Losing lien rights doesn’t mean you’ve lost the debt. You still have a breach-of-contract claim against whoever hired you, and you may be able to pursue unjust enrichment claims against the property owner if appropriate. But those remedies require a standard lawsuit without the security of an interest in the property, which significantly reduces your leverage. The owner can sell or refinance the property without dealing with your claim, and if the party who owes you goes bankrupt, you’re an unsecured creditor standing in line with everyone else.
Lien waivers are documents that release your right to file a lien in exchange for payment. They’re a routine part of the draw process on most construction projects, but signing the wrong type at the wrong time is one of the most expensive mistakes a subcontractor can make.
There are two fundamental types. A conditional waiver takes effect only after payment actually clears your bank. If the check bounces or the wire never arrives, the waiver is void and your lien rights remain intact. An unconditional waiver takes effect the moment you sign it, regardless of whether you’ve been paid. Sign an unconditional waiver before confirming that funds have cleared, and you’ve surrendered your primary leverage with no way to get it back.
In practice, you’ll encounter four variations of these two types:
Several states have adopted mandatory statutory forms for lien waivers, meaning any waiver that deviates from the approved language is unenforceable. The general principle across all states is the same: never sign an unconditional waiver until you’ve confirmed the money is in your hands.
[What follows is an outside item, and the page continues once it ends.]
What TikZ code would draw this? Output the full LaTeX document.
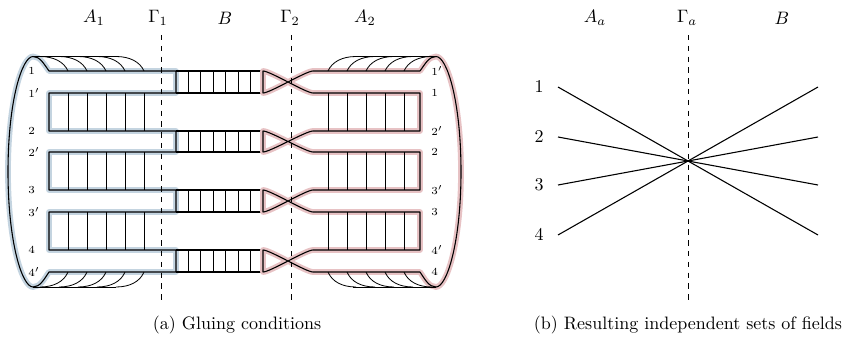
\documentclass[tikz,border=0pt]{standalone}
\definecolor{haloblue}{RGB}{196,212,224}
\definecolor{halopink}{RGB}{231,194,196}
\tikzset{
  strand/.style={line width=0.6pt, line join=round},
  rung/.style={line width=0.45pt},
  seam/.style={dashed, line width=0.45pt},
  bluehalo/.style={preaction={draw=haloblue, line width=3.2pt, line join=round}},
  pinkhalo/.style={preaction={draw=halopink, line width=3.2pt, line join=round}},
  endlabel/.style={font=\fontsize{6}{7}\selectfont, inner sep=0pt, anchor=west}
}
\begin{document}
\begin{tikzpicture}[x=0.5556pt, y=-0.5556pt, font=\fontsize{10}{12}\selectfont]
\useasboundingbox (0,0) rectangle (842,337);

% (a) gluing conditions
\node (a1) at (94,18) {$A_1$};
\node (g1) at (158,18) {$\Gamma_1$};
\node (b) at (225,18) {$B$};
\node (g2) at (290,18) {$\Gamma_2$};
\node (a2) at (365,18) {$A_2$};

% left region A_1
\draw[strand, bluehalo] (33,56.5) .. controls (40,56.5) and (44,64) .. (49,71)
  -- (176,71) -- (176,93) -- (49,93) -- (49,131) -- (176,131) -- (176,152)
  -- (49,152) -- (49,190) -- (176,190) -- (176,212) -- (49,212) -- (49,250)
  -- (176,250) -- (176,272) -- (49,272)
  .. controls (44,279.5) and (40,287) .. (33,287)
  .. controls (22,287) and (8,242) .. (8,171.75)
  .. controls (8,101) and (22,56.5) .. cycle;
\foreach \t/\b in {93/131,152/190,212/250}
  \foreach \x in {68,87,106,125,144}
    \draw[rung] (\x,\t) -- (\x,\b);
\foreach \x in {68,87,106,125,144} {
  \draw[rung] (\x,71) .. controls ({\x-4},62) and ({\x-14},56.5) .. ({\x-28},56.5);
  \draw[rung] (\x,272) .. controls ({\x-4},281.5) and ({\x-14},287) .. ({\x-28},287);
}
\draw[rung] (33,56.5) -- (116,56.5);
\draw[rung] (33,287) -- (116,287);

% middle region B
\foreach \t/\b in {71/93,131/152,190/212,250/272} {
  \draw[strand] (176,\t) -- (263,\t) (176,\b) -- (263,\b);
  \foreach \x in {188.4,200.9,213.3,225.7,238.1,250.6}
    \draw[rung] (\x,\t) -- (\x,\b);
}

% right region A_2 with the crossings
\draw[strand, pinkhalo] (263,71) .. controls (270,71) and (306,93) .. (313,93)
  -- (420,93) -- (420,131) -- (313,131)
  .. controls (306,131) and (270,152) .. (263,152) -- (263,131)
  .. controls (270,131) and (306,152) .. (313,152)
  -- (420,152) -- (420,190) -- (313,190)
  .. controls (306,190) and (270,212) .. (263,212) -- (263,190)
  .. controls (270,190) and (306,212) .. (313,212)
  -- (420,212) -- (420,250) -- (313,250)
  .. controls (306,250) and (270,272) .. (263,272) -- (263,250)
  .. controls (270,250) and (306,272) .. (313,272)
  -- (420,272) .. controls (425,279.5) and (429,287) .. (436,287)
  .. controls (447,287) and (461,242) .. (461,171.75)
  .. controls (461,101) and (447,56.5) .. (436,56.5)
  .. controls (429,56.5) and (425,64) .. (420,71)
  -- (313,71) .. controls (306,71) and (270,93) .. (263,93) -- cycle;
\foreach \t/\b in {93/131,152/190,212/250}
  \foreach \x in {328,347,366,385,404}
    \draw[rung] (\x,\t) -- (\x,\b);
\foreach \x in {328,347,366,385,404} {
  \draw[rung] (\x,71) .. controls ({\x+4},62) and ({\x+14},56.5) .. ({\x+28},56.5);
  \draw[rung] (\x,272) .. controls ({\x+4},281.5) and ({\x+14},287) .. ({\x+28},287);
}
\draw[rung] (353,56.5) -- (436,56.5);
\draw[rung] (353,287) -- (436,287);

% end labels
\foreach \y/\t [count=\i] in {71/1,93/1',131/2,152/2',190/3,212/3',250/4,272/4'}
  \node[endlabel] (lt\i) at (28,\y) {$\t$};
\foreach \y/\t [count=\i] in {71/1',93/1,131/2',152/2,190/3',212/3,250/4',272/4}
  \node[endlabel] (rt\i) at (431,\y) {$\t$};

\draw[seam] (161,35) -- (161,300);
\draw[seam] (291,35) -- (291,300);

% (b) independent sets
\node (aa) at (595,18) {$A_a$};
\node (ga) at (687,18) {$\Gamma_a$};
\node (bb) at (782,18) {$B$};
\draw[seam] (688,35) -- (688,300);
\coordinate (x0) at (688,161);
\foreach \y [count=\i] in {87,137,185,235} {
  \coordinate (p\i) at (558,\y);
  \coordinate (q\i) at (818,\y);
  \node (n\i) at (539,\y) {$\i$};
}
\foreach \i/\j in {1/4,2/3,3/2,4/1}
  \draw[strand] (p\i) -- (x0) -- (q\j);

% captions
\node (capa) at (237,325) {(a) Gluing conditions};
\node (capb) at (688,325) {(b) Resulting independent sets of fields};
\end{tikzpicture}
\end{document}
General contractors sometimes push for unconditional waivers as a condition of issuing the next draw. Resist that pressure. A conditional waiver provides the same assurance to the party above you while protecting your rights if payment fails.
A property owner who needs to clear title quickly (often to close a sale or refinance) can “bond off” a mechanics lien without actually paying the underlying claim. The owner or general contractor obtains a surety bond that substitutes for the lien, effectively transferring the claimant’s security from the real property to the bond. Once the bond is filed and approved by the court, the lien is released from the property, and the claimant’s enforcement rights shift to the bond.
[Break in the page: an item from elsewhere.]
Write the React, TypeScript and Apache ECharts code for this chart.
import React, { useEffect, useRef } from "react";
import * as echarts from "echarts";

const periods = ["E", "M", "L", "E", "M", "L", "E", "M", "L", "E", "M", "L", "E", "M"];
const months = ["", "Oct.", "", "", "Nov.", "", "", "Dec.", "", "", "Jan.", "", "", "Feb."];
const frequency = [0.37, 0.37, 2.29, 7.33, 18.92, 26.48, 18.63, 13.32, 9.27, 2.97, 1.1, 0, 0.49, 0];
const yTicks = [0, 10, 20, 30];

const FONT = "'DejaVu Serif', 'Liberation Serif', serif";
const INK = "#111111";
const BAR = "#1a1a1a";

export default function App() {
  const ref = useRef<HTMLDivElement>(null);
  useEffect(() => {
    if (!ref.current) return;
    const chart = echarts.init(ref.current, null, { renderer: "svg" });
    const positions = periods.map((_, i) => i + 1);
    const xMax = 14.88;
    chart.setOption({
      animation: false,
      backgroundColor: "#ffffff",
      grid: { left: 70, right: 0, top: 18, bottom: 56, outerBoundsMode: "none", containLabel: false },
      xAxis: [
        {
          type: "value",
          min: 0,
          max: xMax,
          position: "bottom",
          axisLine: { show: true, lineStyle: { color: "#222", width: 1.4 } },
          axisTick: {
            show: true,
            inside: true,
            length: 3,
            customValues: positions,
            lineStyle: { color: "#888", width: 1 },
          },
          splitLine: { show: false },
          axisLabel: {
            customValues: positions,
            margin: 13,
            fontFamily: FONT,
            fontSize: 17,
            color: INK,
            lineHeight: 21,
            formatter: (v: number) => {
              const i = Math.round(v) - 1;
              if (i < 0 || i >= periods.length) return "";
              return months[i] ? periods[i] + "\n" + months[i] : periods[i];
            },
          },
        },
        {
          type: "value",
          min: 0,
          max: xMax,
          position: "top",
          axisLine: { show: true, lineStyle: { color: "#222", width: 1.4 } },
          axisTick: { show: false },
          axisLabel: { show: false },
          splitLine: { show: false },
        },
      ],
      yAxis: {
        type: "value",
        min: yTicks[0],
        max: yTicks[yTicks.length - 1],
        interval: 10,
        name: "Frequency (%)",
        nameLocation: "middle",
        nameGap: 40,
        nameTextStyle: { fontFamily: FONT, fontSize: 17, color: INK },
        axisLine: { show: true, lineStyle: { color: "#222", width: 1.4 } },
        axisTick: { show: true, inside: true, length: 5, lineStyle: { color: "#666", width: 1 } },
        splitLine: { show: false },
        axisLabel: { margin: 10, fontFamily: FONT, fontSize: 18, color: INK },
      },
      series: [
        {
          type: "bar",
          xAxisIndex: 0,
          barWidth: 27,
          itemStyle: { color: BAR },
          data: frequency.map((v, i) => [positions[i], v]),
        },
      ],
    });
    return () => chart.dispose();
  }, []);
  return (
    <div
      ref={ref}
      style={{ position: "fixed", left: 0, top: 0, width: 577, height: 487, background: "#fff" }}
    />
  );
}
The bond amount is typically set at a multiple of the lien claim. Many states require the bond to equal 150% or 200% of the lien amount, covering the principal claim plus potential interest and legal costs. The claimant isn’t harmed by this process because they retain a secured claim, just against the bond rather than the building. From the property owner’s perspective, bonding off a lien can be significantly cheaper than delaying a closing or refinance, even after paying the surety’s premium.
Where both options are available, the choice between a fund lien and a real property lien depends on the circumstances. A lien on real property gives you security in a tangible asset and can be enforced through foreclosure. But it requires formal recording, strict deadline compliance, and potentially expensive litigation to enforce. Recovery also depends on the property having enough equity after senior mortgages are satisfied.
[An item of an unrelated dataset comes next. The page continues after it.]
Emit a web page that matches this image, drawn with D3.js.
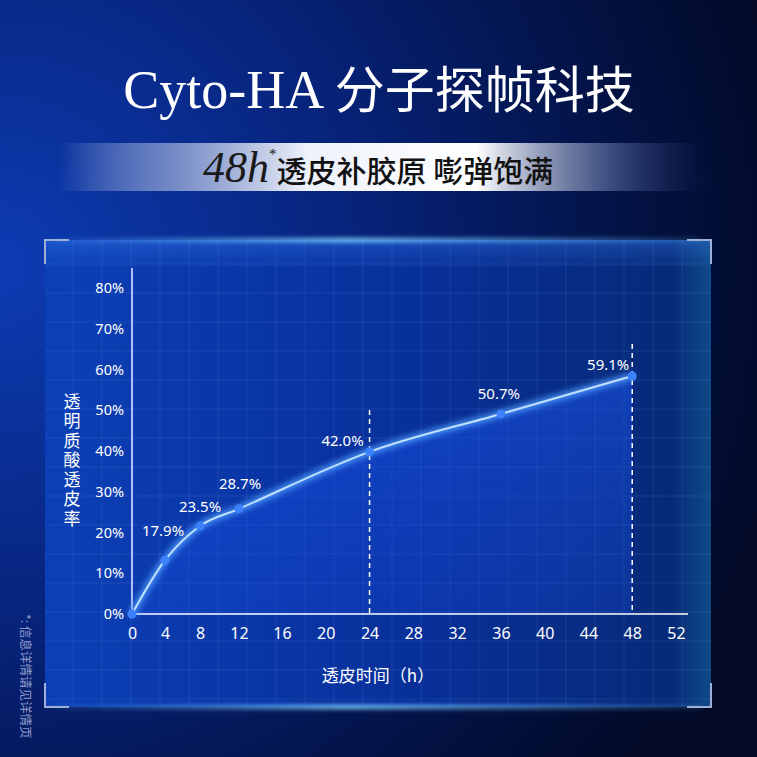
<!DOCTYPE html>
<html>
<head>
<meta charset="utf-8">
<script src="https://cdn.jsdelivr.net/npm/d3@7"></script>
<style>
  html, body { margin: 0; padding: 0; background: #041040; }
  svg { display: block; }
</style>
</head>
<body>
<div id="chart"></div>
<script>
// data
var hours = [0, 4, 8, 12, 24, 36, 48];
var rates = [0, 0.132, 0.216, 0.258, 0.398, 0.491, 0.584];
var pointLabels = ["", "17.9%", "23.5%", "28.7%", "42.0%", "50.7%", "59.1%"];
var xTicks = [0, 4, 8, 12, 16, 20, 24, 28, 32, 36, 40, 44, 48, 52];
var yTicks = [0, 0.1, 0.2, 0.3, 0.4, 0.5, 0.6, 0.7, 0.8];
var dashedHours = [24, 48];
var titleLatin = "Cyto-HA";
var titleCJK = "分子探帧科技";
var subtitleText = "透皮补胶原 嘭弹饱满";
var yTitle = "透明质酸透皮率";
var xTitle = "透皮时间（h）";
var footNote = "*: 信息详情请见详情页";

var W = 757, H = 757;
var svg = d3.select("#chart").append("svg")
    .attr("width", W)
    .attr("height", H);

var defs = svg.append("defs");

// background
var bg = defs.append("radialGradient").attr("id", "bg")
    .attr("cx", 0.0).attr("cy", 0.35).attr("r", 1.05);
bg.append("stop").attr("offset", "0%").attr("stop-color", "#0d3cb4");
bg.append("stop").attr("offset", "45%").attr("stop-color", "#07237a");
bg.append("stop").attr("offset", "80%").attr("stop-color", "#031243");
bg.append("stop").attr("offset", "100%").attr("stop-color", "#020a28");
svg.append("rect").attr("width", W).attr("height", H).attr("fill", "url(#bg)");

// panel
var panel = {x: 45, y: 240, w: 666, h: 467};
var pg = defs.append("linearGradient").attr("id", "panelFill")
    .attr("x1", 0).attr("x2", 1).attr("y1", 0).attr("y2", 0);
pg.append("stop").attr("offset", "0%").attr("stop-color", "#0c3fb6");
pg.append("stop").attr("offset", "55%").attr("stop-color", "#08309a");
pg.append("stop").attr("offset", "94%").attr("stop-color", "#072a78");
pg.append("stop").attr("offset", "100%").attr("stop-color", "#0f4a88");
svg.append("rect")
    .attr("x", panel.x).attr("y", panel.y)
    .attr("width", panel.w).attr("height", panel.h)
    .attr("fill", "url(#panelFill)");

var topShade = defs.append("linearGradient").attr("id", "topShade")
    .attr("x1", 0).attr("x2", 0).attr("y1", 0).attr("y2", 1);
topShade.append("stop").attr("offset", "0%").attr("stop-color", "#3f8cff").attr("stop-opacity", 0.3);
topShade.append("stop").attr("offset", "100%").attr("stop-color", "#3f8cff").attr("stop-opacity", 0);
svg.append("rect")
    .attr("x", panel.x).attr("y", panel.y)
    .attr("width", panel.w).attr("height", 30)
    .attr("fill", "url(#topShade)");

// grid
var grid = svg.append("g").attr("stroke", "#7fb0ff").attr("stroke-opacity", 0.13);
d3.range(panel.x + 28, panel.x + panel.w, 29).forEach(function(gx) {
    grid.append("line").attr("x1", gx).attr("x2", gx)
        .attr("y1", panel.y).attr("y2", panel.y + panel.h);
});
d3.range(panel.y + 24, panel.y + panel.h, 29).forEach(function(gy) {
    grid.append("line").attr("x1", panel.x).attr("x2", panel.x + panel.w)
        .attr("y1", gy).attr("y2", gy);
});

// glowing edges
var edge = defs.append("linearGradient").attr("id", "edge")
    .attr("x1", 0).attr("x2", 1).attr("y1", 0).attr("y2", 0);
edge.append("stop").attr("offset", "0%").attr("stop-color", "#5fb8ff").attr("stop-opacity", 0.1);
edge.append("stop").attr("offset", "45%").attr("stop-color", "#7fd0ff").attr("stop-opacity", 1);
edge.append("stop").attr("offset", "100%").attr("stop-color", "#5fb8ff").attr("stop-opacity", 0.2);
var blur = defs.append("filter").attr("id", "blur")
    .attr("x", "-20%").attr("y", "-300%").attr("width", "140%").attr("height", "700%");
blur.append("feGaussianBlur").attr("stdDeviation", 2);
[panel.y, panel.y + panel.h].forEach(function(ey) {
    svg.append("rect").attr("x", panel.x + 10).attr("y", ey - 2)
        .attr("width", panel.w - 20).attr("height", 4)
        .attr("fill", "url(#edge)").attr("filter", "url(#blur)");
    svg.append("line").attr("x1", panel.x + 10).attr("x2", panel.x + panel.w - 10)
        .attr("y1", ey).attr("y2", ey)
        .attr("stroke", "url(#edge)").attr("stroke-width", 1.5);
});

// corner brackets
var cl = 24;
var corners = svg.append("g").attr("fill", "none")
    .attr("stroke", "#9fb0d8").attr("stroke-width", 2);
corners.append("path").attr("d", "M" + panel.x + "," + (panel.y + cl) + "V" + panel.y + "H" + (panel.x + cl));
corners.append("path").attr("d", "M" + (panel.x + panel.w - cl) + "," + panel.y + "H" + (panel.x + panel.w) + "V" + (panel.y + cl));
corners.append("path").attr("d", "M" + panel.x + "," + (panel.y + panel.h - cl) + "V" + (panel.y + panel.h) + "H" + (panel.x + cl));
corners.append("path").attr("d", "M" + (panel.x + panel.w - cl) + "," + (panel.y + panel.h) + "H" + (panel.x + panel.w) + "V" + (panel.y + panel.h - cl));

// title
var title = svg.append("text")
    .attr("x", 379).attr("y", 108)
    .attr("text-anchor", "middle")
    .attr("fill", "#ffffff");
title.append("tspan")
    .attr("font-family", "'Liberation Serif', 'DejaVu Serif', serif")
    .attr("font-size", 54)
    .text(titleLatin + " ");
title.append("tspan")
    .attr("font-family", "'Noto Sans CJK SC', sans-serif")
    .attr("font-size", 50)
    .attr("font-weight", 400)
    .text(titleCJK);

// subtitle band
var band = defs.append("linearGradient").attr("id", "band")
    .attr("x1", 0).attr("x2", 1).attr("y1", 0).attr("y2", 0);
band.append("stop").attr("offset", "0%").attr("stop-color", "#c8d4f0").attr("stop-opacity", 0);
band.append("stop").attr("offset", "12%").attr("stop-color", "#9fb0dc").attr("stop-opacity", 0.55);
band.append("stop").attr("offset", "38%").attr("stop-color", "#eef2fb").attr("stop-opacity", 1);
band.append("stop").attr("offset", "64%").attr("stop-color", "#ffffff").attr("stop-opacity", 1);
band.append("stop").attr("offset", "84%").attr("stop-color", "#5c6c9c").attr("stop-opacity", 0.7);
band.append("stop").attr("offset", "100%").attr("stop-color", "#1b2a66").attr("stop-opacity", 0);
svg.append("rect").attr("x", 60).attr("y", 143)
    .attr("width", 650).attr("height", 48)
    .attr("fill", "url(#band)");

var sub = svg.append("text")
    .attr("x", 203).attr("y", 182)
    .attr("fill", "#111111");
sub.append("tspan")
    .attr("font-family", "'Liberation Serif', 'DejaVu Serif', serif")
    .attr("font-style", "italic")
    .attr("font-size", 44)
    .attr("fill", "#1a1a1a")
    .text("48h");
sub.append("tspan")
    .attr("font-family", "'Liberation Serif', serif")
    .attr("font-size", 15)
    .attr("dy", -23)
    .text("*");
sub.append("tspan")
    .attr("font-family", "'Noto Sans CJK SC', sans-serif")
    .attr("font-size", 30)
    .attr("font-weight", 500)
    .attr("dy", 23)
    .attr("dx", 0)
    .text(subtitleText);

// scales (the picture's time axis is squeezed below 16 h)
var x = d3.scaleLinear().domain([0, 4, 8, 12, 16, 52]).range([132, 165, 200, 239, 282, 676]);
var y = d3.scaleLinear().domain([0, 0.8]).range([614, 288]);

var points = hours.map(function(h, i) {
    return {h: h, r: rates[i], label: pointLabels[i]};
});

// area under curve
var areaFill = defs.append("linearGradient").attr("id", "areaFill")
    .attr("x1", 0).attr("x2", 0).attr("y1", 0).attr("y2", 1);
areaFill.append("stop").attr("offset", "0%").attr("stop-color", "#1e5cff").attr("stop-opacity", 0.45);
areaFill.append("stop").attr("offset", "100%").attr("stop-color", "#1a4ee8").attr("stop-opacity", 0.25);

var area = d3.area()
    .x(function(d) { return x(d.h); })
    .y0(y(0))
    .y1(function(d) { return y(d.r); })
    .curve(d3.curveMonotoneX);
svg.append("path").datum(points)
    .attr("d", area)
    .attr("fill", "url(#areaFill)");

// axes
var xAxis = svg.append("g")
    .attr("transform", "translate(0," + y(0) + ")")
    .call(d3.axisBottom(x).tickValues(xTicks).tickSize(0).tickPadding(14));
xAxis.select(".domain").remove();
xAxis.selectAll("text")
    .attr("fill", "#ffffff")
    .attr("font-family", "'Noto Sans', sans-serif")
    .attr("font-size", 16);
svg.append("line")
    .attr("x1", x(0)).attr("x2", 688)
    .attr("y1", y(0)).attr("y2", y(0))
    .attr("stroke", "#ffffff").attr("stroke-width", 1.5);

var yAxis = svg.append("g")
    .attr("transform", "translate(" + x(0) + ",0)")
    .call(d3.axisLeft(y).tickValues(yTicks).tickSize(0).tickPadding(8)
        .tickFormat(d3.format(".0%")));
yAxis.select(".domain").remove();
yAxis.selectAll("text")
    .attr("fill", "#ffffff")
    .attr("font-family", "'Noto Sans', sans-serif")
    .attr("font-size", 14.5);
svg.append("line")
    .attr("x1", x(0)).attr("x2", x(0))
    .attr("y1", 268).attr("y2", y(0))
    .attr("stroke", "#b4bcff").attr("stroke-width", 2);

// dashed guides
svg.append("g").selectAll("line")
    .data(dashedHours)
    .enter().append("line")
    .attr("x1", function(d) { return x(d); })
    .attr("x2", function(d) { return x(d); })
    .attr("y1", function(d) { return d === 48 ? 344 : 410; })
    .attr("y2", y(0))
    .attr("stroke", "#ffffff")
    .attr("stroke-width", 1.5)
    .attr("stroke-dasharray", "5,4");

// the curve with glow
var line = d3.line()
    .x(function(d) { return x(d.h); })
    .y(function(d) { return y(d.r); })
    .curve(d3.curveMonotoneX);
var glow = defs.append("filter").attr("id", "glow")
    .attr("x", "-10%").attr("y", "-10%").attr("width", "120%").attr("height", "120%");
glow.append("feGaussianBlur").attr("stdDeviation", 3);
svg.append("path").datum(points)
    .attr("d", line)
    .attr("fill", "none")
    .attr("stroke", "#4f9cff")
    .attr("stroke-width", 6)
    .attr("filter", "url(#glow)");
svg.append("path").datum(points)
    .attr("d", line)
    .attr("fill", "none")
    .attr("stroke", "#bfe0ff")
    .attr("stroke-width", 2);

svg.append("g").selectAll("circle")
    .data(points)
    .enter().append("circle")
    .attr("cx", function(d) { return x(d.h); })
    .attr("cy", function(d) { return y(d.r); })
    .attr("r", 4.5)
    .attr("fill", "#3c82ff");

// point labels
var labelShift = [[0, 0], [-2, -24], [0, -14], [1, -20], [-27, -6], [-2, -15], [-24, -6]];
svg.append("g").selectAll("text")
    .data(points.filter(function(d) { return d.label; }))
    .enter().append("text")
    .attr("x", function(d) { return x(d.h) + labelShift[points.indexOf(d)][0]; })
    .attr("y", function(d) { return y(d.r) + labelShift[points.indexOf(d)][1]; })
    .attr("text-anchor", "middle")
    .attr("fill", "#ffffff")
    .attr("font-family", "'Noto Sans', sans-serif")
    .attr("font-size", 15)
    .text(function(d) { return d.label; });

// axis titles
svg.append("text")
    .attr("x", 72).attr("y", 393)
    .attr("fill", "#ffffff")
    .attr("font-family", "'Noto Sans CJK SC', sans-serif")
    .attr("font-size", 17)
    .attr("letter-spacing", 2.5)
    .style("writing-mode", "vertical-rl")
    .style("text-orientation", "upright")
    .text(yTitle);

svg.append("text")
    .attr("x", 378).attr("y", 682)
    .attr("text-anchor", "middle")
    .attr("fill", "#ffffff")
    .attr("font-family", "'Noto Sans CJK SC', sans-serif")
    .attr("font-size", 17)
    .text(xTitle);

// foot note
svg.append("text")
    .attr("transform", "translate(21,614) rotate(90)")
    .attr("fill", "#8e9acb")
    .attr("font-family", "'Noto Sans CJK SC', sans-serif")
    .attr("font-size", 12.5)
    .text(footNote);
</script>
</body>
</html>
A lien on funds can produce faster results because it directly freezes money that’s already in the payment pipeline. There’s no need to foreclose on anything. But the remedy is limited by how much money remains in the chain above you. If the owner has already paid the general contractor, there may be no funds left to attach. In many states, subcontractors can and should pursue both remedies simultaneously to maximize their chances of recovery. Filing a lien on funds doesn’t prevent you from also recording a lien on real property where the law allows it, and the combination creates maximum pressure on all parties to resolve the dispute.